The Water of the Hills
- Cover of a comic book adaptation of the first part of the book (French edition)
- Author: Marcel Pagnol
- Original title: L'Eau des collines
- Translator: W.E. van Heyningen
- Language: French
- Publication date: 1962
- Publication place: France
- Published in English: 1966

= The Water of the Hills =

1962 novel by Marcel Pagnol

The Water of the Hills (L'Eau des collines) is a two-volume novel by the French writer and director Marcel Pagnol, made up of Jean de Florette and Manon des sources, both originally published in 1962. It was first translated in English in 1966, under the title Manon of the Springs.

The books tell a tale of deception, betrayal and revenge, set in the hills of the massif de l'Étoile, near Pagnol’s home city of Marseille in southern France, in the early 20th century.
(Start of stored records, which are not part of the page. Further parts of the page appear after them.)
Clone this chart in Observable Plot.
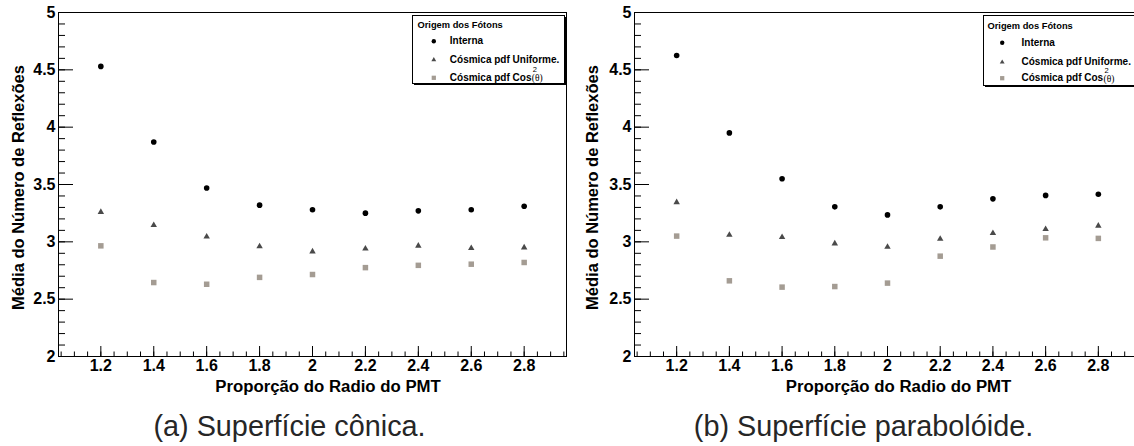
<!DOCTYPE html>
<html>
<head>
<meta charset="utf-8">
<script src="https://cdn.jsdelivr.net/npm/d3@7"></script>
<script src="https://cdn.jsdelivr.net/npm/@observablehq/plot@0.6"></script>
<style>
  html, body { margin: 0; padding: 0; background: #fff; overflow: hidden; width: 1134px; height: 446px; }
  #wrap { position: relative; width: 1134px; height: 446px; overflow: hidden; background: #fff; }
  #wrap > svg { position: absolute; top: 0; }
</style>
</head>
<body>
<div id="wrap"></div>
<script>
// ---- data ----
const xValues = [1.2, 1.4, 1.6, 1.8, 2.0, 2.2, 2.4, 2.6, 2.8];

const conicaInterna  = [4.53, 3.87, 3.47, 3.32, 3.28, 3.25, 3.27, 3.28, 3.31];
const conicaUniforme = [3.26, 3.145, 3.045, 2.96, 2.915, 2.94, 2.965, 2.945, 2.95];
const conicaCos2     = [2.965, 2.645, 2.63, 2.69, 2.715, 2.775, 2.795, 2.805, 2.82];

const paraInterna  = [4.625, 3.95, 3.55, 3.305, 3.235, 3.305, 3.375, 3.405, 3.415];
const paraUniforme = [3.345, 3.06, 3.04, 2.985, 2.955, 3.025, 3.075, 3.11, 3.14];
const paraCos2     = [3.05, 2.66, 2.605, 2.61, 2.64, 2.875, 2.955, 3.035, 3.03];

const xMajor = [1.2, 1.4, 1.6, 1.8, 2, 2.2, 2.4, 2.6, 2.8];
const yMajor = [2, 2.5, 3, 3.5, 4, 4.5, 5];
const xMinor = d3.range(21, 60).map(k => k * 0.05);   // 1.05 … 2.95
const yMinor = d3.range(21, 50).map(k => k / 10);      // 2.1 … 4.9

const xDomain = [1.04, 2.96];
const yDomain = [2, 5];

const xTitle = "Proporção do Radio do PMT";
const yTitle = "Média do Número de Reflexões";
const legendTitle = "Origem dos Fótons";
const seriesNames = ["Interna", "Cósmica pdf Uniforme.", "Cósmica pdf Cos"];
const captions = ["(a) Superfície cônica.", "(b) Superfície parabolóide."];

// ---- style ----
const H = 446, MT = 12, MB = 90;
const FONT = "'Liberation Sans', Arial, Helvetica, sans-serif";
const colInterna = "#000000", colUniforme = "#4a4a4a", colCos = "#a49c93";

function panel(o) {
  const plotW = o.width - o.marginLeft - o.marginRight;
  const plotH = H - MT - MB;
  const rows = xValues.map((x, i) => ({x, interna: o.interna[i], uniforme: o.uniforme[i], cos2: o.cos2[i]}));
  const lg = o.legend;
  const lt = (s, opts) => Plot.text([s], {frameAnchor: "top-left", textAnchor: "start", lineAnchor: "middle",
    text: d => d, fill: "#000", fontSize: 10, fontWeight: "bold", ...opts});
  const svg = Plot.plot({
    width: o.width, height: H,
    marginLeft: o.marginLeft, marginRight: o.marginRight, marginTop: MT, marginBottom: MB,
    x: {domain: xDomain, axis: null},
    y: {domain: yDomain, axis: null},
    style: {fontFamily: FONT, background: "transparent", maxWidth: "none", overflow: "visible"},
    marks: [
      Plot.frame({stroke: "#000", strokeWidth: 1}),
      Plot.tickX(xMinor, {x: d => d, insetTop: plotH - 4.5, stroke: "#000"}),
      Plot.tickX(xMajor, {x: d => d, insetTop: plotH - 10, stroke: "#000"}),
      Plot.tickY(yMinor, {y: d => d, insetRight: plotW - 7, stroke: "#000"}),
      Plot.tickY(yMajor, {y: d => d, insetRight: plotW - 15, stroke: "#000"}),
      Plot.text(xMajor, {x: d => d, frameAnchor: "bottom", lineAnchor: "top", dy: 3.5,
        text: d => String(d), fontSize: 16, fontWeight: "bold", fill: "#000"}),
      Plot.text(yMajor, {y: d => d, frameAnchor: "left", textAnchor: "end", lineAnchor: "middle", dx: -3,
        text: d => String(d), fontSize: 16, fontWeight: "bold", fill: "#000"}),
      Plot.text([xTitle], {frameAnchor: "bottom", lineAnchor: "middle", textAnchor: "middle",
        dx: o.xTitleDx, dy: 30, text: d => d, fontSize: 16.8, fontWeight: "bold", fill: "#000"}),
      Plot.text([yTitle], {frameAnchor: "left", rotate: -90, textAnchor: "middle", lineAnchor: "middle",
        dx: o.yTitleDx, dy: 3, text: d => d, fontSize: 16.5, fontWeight: "bold", fill: "#000"}),
      Plot.text([o.caption], {frameAnchor: "bottom", lineAnchor: "middle", textAnchor: "middle",
        dx: o.captionDx, dy: 70.5, text: d => d, fontSize: 28.8, fill: "#262626"}),
      // data
      Plot.dot(rows, {x: "x", y: "cos2", symbol: "square", r: 3.1, fill: colCos}),
      Plot.dot(rows, {x: "x", y: "uniforme", symbol: "triangle", r: 2.4, fill: colUniforme}),
      Plot.dot(rows, {x: "x", y: "interna", symbol: "circle", r: 2.8, fill: colInterna}),
      // legend box
      Plot.frame({insetLeft: lg.left + 1.5, insetRight: lg.right - 1.5, insetTop: 4.5, insetBottom: lg.bottom - 1.5, fill: "#000"}),
      Plot.frame({insetLeft: lg.left, insetRight: lg.right, insetTop: 3, insetBottom: lg.bottom, fill: "#fff", stroke: "#000", strokeWidth: 1}),
      lt(legendTitle, {dx: lg.title, dy: lg.rows[0], fontSize: 9.3}),
      Plot.dot([0], {frameAnchor: "top-left", dx: lg.marker, dy: lg.rows[1], symbol: "circle", r: 2.2, fill: colInterna}),
      Plot.dot([0], {frameAnchor: "top-left", dx: lg.marker, dy: lg.rows[2], symbol: "triangle", r: 1.8, fill: colUniforme}),
      Plot.dot([0], {frameAnchor: "top-left", dx: lg.marker, dy: lg.rows[3], symbol: "square", r: 2.4, fill: colCos}),
      lt(seriesNames[0], {dx: lg.text, dy: lg.rows[1]}),
      lt(seriesNames[1], {dx: lg.text, dy: lg.rows[2]}),
      lt(seriesNames[2], {dx: lg.text, dy: lg.rows[3]}),
      lt("2", {dx: lg.text + 83, dy: lg.rows[3] - 8, fontSize: 7.5, fontWeight: "normal"}),
      lt("(θ)", {dx: lg.text + 82, dy: lg.rows[3] + 0.5, fontSize: 9.5, fontWeight: "normal",
        fontFamily: "'Liberation Serif', 'DejaVu Serif', serif"})
    ]
  });
  svg.style.left = o.left + "px";
  return svg;
}

const wrap = document.getElementById("wrap");
wrap.appendChild(panel({
  left: 0, width: 567, marginLeft: 58, marginRight: 1,
  interna: conicaInterna, uniforme: conicaUniforme, cos2: conicaCos2,
  caption: captions[0], captionDx: -23, xTitleDx: 15.5, yTitleDx: -40,
  legend: {left: 354, right: 2, bottom: 273, title: 359, marker: 375.3, text: 391.3, rows: [13, 28.7, 47.3, 65.3]}
}));
wrap.appendChild(panel({
  left: 567, width: 573, marginLeft: 67, marginRight: 0,
  interna: paraInterna, uniforme: paraUniforme, cos2: paraCos2,
  caption: captions[1], captionDx: -24, xTitleDx: 11, yTitleDx: -42,
  legend: {left: 349, right: 5, bottom: 271, title: 353, marker: 367.7, text: 387, rows: [13.7, 30.3, 49.7, 65.7]}
}));
</script>
</body>
</html>
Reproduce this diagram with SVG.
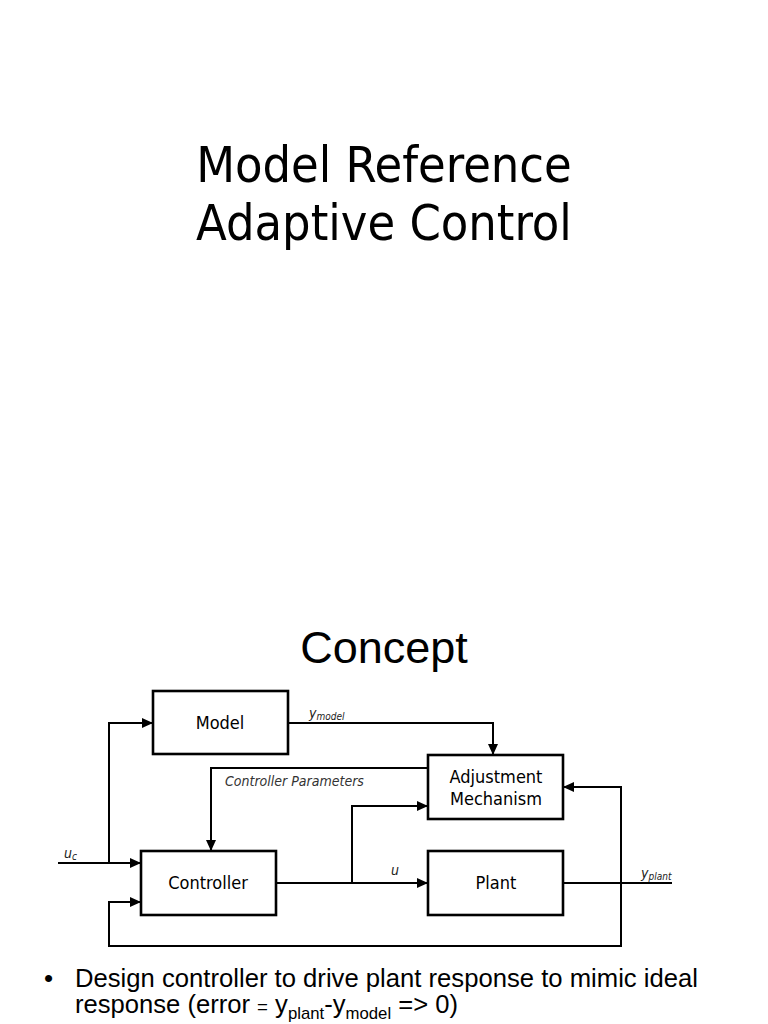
<svg xmlns="http://www.w3.org/2000/svg" width="768" height="1024" viewBox="0 0 768 1024">
<defs>
<style>
.title{font-family:"DejaVu Sans Condensed","DejaVu Sans",sans-serif;font-size:50px;fill:#000;text-anchor:middle}
.head{font-family:"Liberation Sans",Arial,sans-serif;font-size:45px;fill:#000;text-anchor:middle}
.box{fill:#fff;stroke:#000;stroke-width:2.6}
.lbl{font-family:"DejaVu Sans Condensed","DejaVu Sans",sans-serif;font-size:18px;fill:#000;text-anchor:middle}
.sig{font-family:"DejaVu Sans Condensed","DejaVu Sans",sans-serif;font-style:italic;font-size:14px;fill:#222}
.sub{font-size:10px}
.par{font-family:"DejaVu Sans Condensed","DejaVu Sans",sans-serif;font-style:italic;font-size:14px;fill:#333}
.wire{fill:none;stroke:#000;stroke-width:2}
.bul{font-family:"Liberation Sans",Arial,sans-serif;font-size:26px;fill:#000}
.bsub{font-size:17px}
</style>
<marker id="arr" markerUnits="userSpaceOnUse" markerWidth="12" markerHeight="11" refX="11" refY="5" orient="auto">
<path d="M0,0 L11,5 L0,10 z" fill="#000"/>
</marker>
</defs>
<rect width="768" height="1024" fill="#fff"/>
<g id="title">
<text class="title" x="384" y="182">Model Reference</text>
<text class="title" x="384" y="240">Adaptive Control</text>
</g>
<text class="head" x="384" y="663">Concept</text>

<g id="connectors">
<path class="wire" d="M58,863 H141" marker-end="url(#arr)"/>
<path class="wire" d="M109,863 V723 H153" marker-end="url(#arr)"/>
<path class="wire" d="M288,723 H493 V755" marker-end="url(#arr)"/>
<path class="wire" d="M428,768 H211 V851" marker-end="url(#arr)"/>
<path class="wire" d="M276,883 H428" marker-end="url(#arr)"/>
<path class="wire" d="M352,883 V806 H428" marker-end="url(#arr)"/>
<path class="wire" d="M563,883 H672"/>
<path class="wire" d="M621,946 V787 H563" marker-end="url(#arr)"/>
<path class="wire" d="M621,883 V946 H109 V902 H141" marker-end="url(#arr)"/>
</g>

<g id="model">
<rect class="box" x="153" y="691" width="135" height="63"/>
<text class="lbl" x="220" y="729">Model</text>
</g>
<g id="adjustment">
<rect class="box" x="428" y="755" width="135" height="64"/>
<text class="lbl" x="496" y="783">Adjustment</text>
<text class="lbl" x="496" y="805">Mechanism</text>
</g>
<g id="controller">
<rect class="box" x="141" y="851" width="135" height="64"/>
<text class="lbl" x="208" y="889">Controller</text>
</g>
<g id="plant">
<rect class="box" x="428" y="851" width="135" height="64"/>
<text class="lbl" x="496" y="889">Plant</text>
</g>

<g id="labels">
<text class="sig" x="64" y="858">u<tspan class="sub" dy="2">c</tspan></text>
<text class="sig" x="391" y="875">u</text>
<text class="sig" x="309" y="718">y<tspan class="sub" dy="2">model</tspan></text>
<text class="sig" x="641" y="878">y<tspan class="sub" dy="2">plant</tspan></text>
<text class="par" x="225" y="786">Controller Parameters</text>
</g>

<g id="bullet">
<text class="bul" x="44" y="987">•</text>
<text class="bul" x="75" y="987" textLength="623" lengthAdjust="spacingAndGlyphs">Design controller to drive plant response to mimic ideal</text>
<text class="bul" x="75" y="1013" textLength="383" lengthAdjust="spacingAndGlyphs">response (error <tspan font-size="19px">=</tspan> y<tspan class="bsub" dy="6">plant</tspan><tspan dy="-6">-y</tspan><tspan class="bsub" dy="6">model</tspan><tspan dy="-6"> =&gt; 0)</tspan></text>
</g>
</svg>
Pagnol adapted the novel from a film he had himself written and directed in 1952, Manon of the Spring. The first volume functioned as a prequel of Pagnol's original script, while the second volume told a new version of the 1952 film's story. Pagnol said he had based himself on a story he had heard at the age of thirteen, from a peasant who lived in the mountains above his parents' holiday home near Aubagne (and thus near the fictional La Bastide).

An adaptation of the complete novel was directed by Claude Berri in 1986, with the two films Jean de Florette and Manon des sources.

==Plot summary==
===Volume one===
Jean de Florette is the story of ‘le bossu’, a hunchbacked former clerk in a tax office who inherits a farm in the hills above the fictional village of La Bastide in Provence and, together with his wife and young daughter, dreams of making his fortune by raising rabbits. However his intricate plans and hard work are constantly thwarted by a relentless drought and the deception of his neighbours, the Soubeyrans, two grasping and unprincipled farmers who block the farm's spring to trick the naïve newcomer out of his land. Their plans eventually succeed when Jean works himself to death and his widow is forced to sell the land to the Soubeyrans for a fraction of its value. Unfortunately for the farmers, the dead man's daughter Manon sees them unblocking the spring which would have saved her father and vows revenge.

===Volume two===
Manon of the Springs (Manon des Sources), which takes up the story several years later, is the tale of Jean de Florette's daughter Manon, now reduced to living in a cave with a local shepherd and his wife. After locating the source of the village water supply she exacts a suitable revenge, both on the Soubeyrans for the inadvertent death of her father and on the other inhabitants of the village for the mean-spirited way they had treated her family and helped to drive her father to an early death. After the suicide of the younger Soubeyran, Manon is persuaded by the village schoolmaster (who has guessed what she had done) to unblock the spring. She does this just as a village religious procession is being planned to ask divine intervention to restore the water supply.

At the moment that the procession, led by the saint's image and the parish priest (and which Manon has joined), returns to the village, the water begins flowing again from the village fountain. At the same time, a stranger arrives in the village: an old flame of Manon's mother, from her old career as an opera singer. The older couple marry, as do Manon and the schoolmaster. In a final ironic twist, it is revealed that the older Soubeyran, unknown to him until his last months of life, was the father of Jean de Florette. He dies at exactly the moment that Manon gives birth to a son (Soubeyran's great-grandson), to whom his great-grandfather has left all of his property and considerable fortune.

==Film adaptations==
- Jean de Florette, directed by Claude Berri, starring Yves Montand, Gerard Depardieu and Daniel Auteuil.
- Manon des Sources, directed by Claude Berri, starring Yves Montand, Daniel Auteuil and Emmanuelle Béart.